Generative moving image installation
This piece was exhibited at the Koppel Project's ANNEX space as part of Phreaking Collective's second show, Does Cloud Compute (ever) Precipitate?
Joy converts gallery visitors into search queries for intimate content. Computer vision tracks bodies as they move through space, encoding these behaviors into semantic vectors that match fragments of jerk-off instruction videos. A neural network learns which clips engage visitors most, adapting its selections to maximize attention.
A more detailed description of the work and a technical diagram are available here.

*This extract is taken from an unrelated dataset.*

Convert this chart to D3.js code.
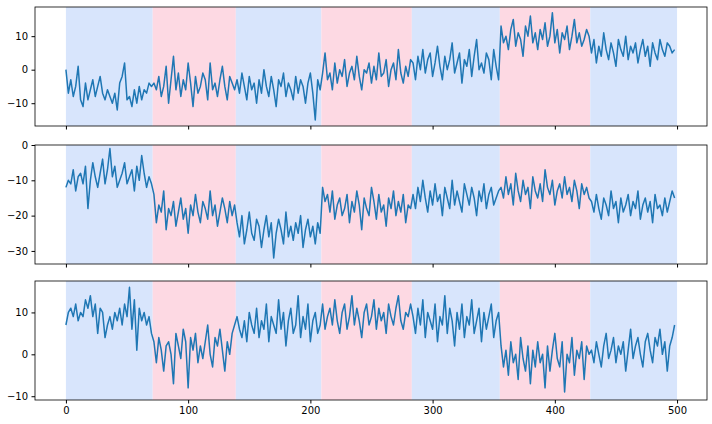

Joy is an attempt to investigate a few aspects of what people are starting to call the 'Goon Economy': networked dissemination of content in which sexual suggestion is leveraged to maximise engagement, setting off a chain reaction of desire and sexuality rerouted and amplified through a matrix of algorithmic interpretation and recommendation.
The installation also includes Look Me in the Eyes Right Fucking Now and Comfort Me, videos compiled from TikTok "eye contact challenges" - content designed to circumvent platform censorship while still triggering embodied responses in human viewers. These performers optimize for algorithmic distribution by producing statistically similar content that exploits the smartphone's material form: held in one hand, demanding sustained visual attention while leaving the body otherwise unoccupied. The device itself becomes infrastructure for masturbatory viewing, a fact recommendation systems exploit by privileging content that generates passive, extended watch time.